Edge users who treat the wallet as a daily “everything wallet” should be extra careful here. Convenience increases signature volume. More signatures increase the probability of one mistake.
Edge markets privacy as a core value.
A practical view is more nuanced. A self-custody wallet can reduce exposure to centralized account data collection. It does not hide onchain activity by itself. If a user reuses addresses or consolidates funds carelessly, activity can still be linked.
Users who want better privacy outcomes usually adopt habits. They separate identities across accounts, avoid address reuse, and avoid linking wallets to the same offchain identifiers.
The most common failure modes are behavioral. Weak passwords and reused passwords are a top risk because Edge’s convenience model depends on authentication hygiene.
Unsecured email is another risk. If an attacker controls the recovery email, recovery workflows become dangerous. Approval fatigue is a repeat offender. Users who approve quickly without reading contract prompts are more likely to be drained.
Mixing long-term storage and high-risk activity in one wallet profile increases blast radius.

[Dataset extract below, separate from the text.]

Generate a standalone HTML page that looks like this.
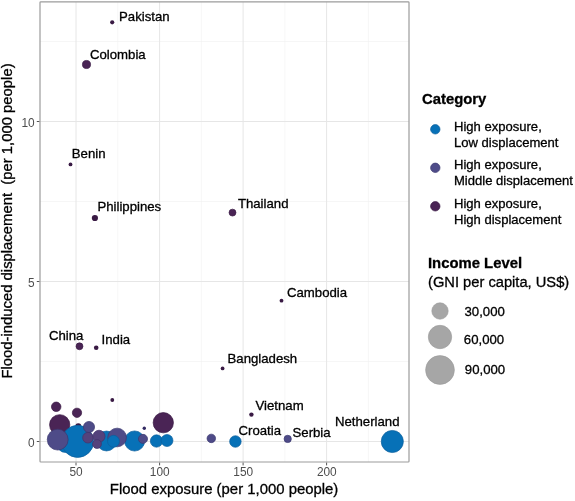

Edge fits users who want a mobile-first self-custody wallet with easier onboarding than seed-first tools. It fits users who value account-style recovery and multi-device continuity. It is also a practical choice for users who want a single app experience rather than juggling multiple wallets across chains.
Edge is a weaker fit for users who want a pure vault model. If the goal is long-term cold storage for large balances, a hardware wallet or an offline-first workflow is usually better aligned.
Edge Wallet in 2026 offers a strong usability-first take on self-custody, built around username-based access, client-side encryption, and recovery workflows designed to reduce seed phrase handling mistakes. Its strengths are real for everyday users, but safety still depends on fundamentals: strong unique passwords, secured recovery channels, careful signing behavior, and separation between vault funds and high-risk activity.
Users who treat Edge as a daily wallet and apply disciplined verification habits tend to get the best outcomes from its convenience-first design.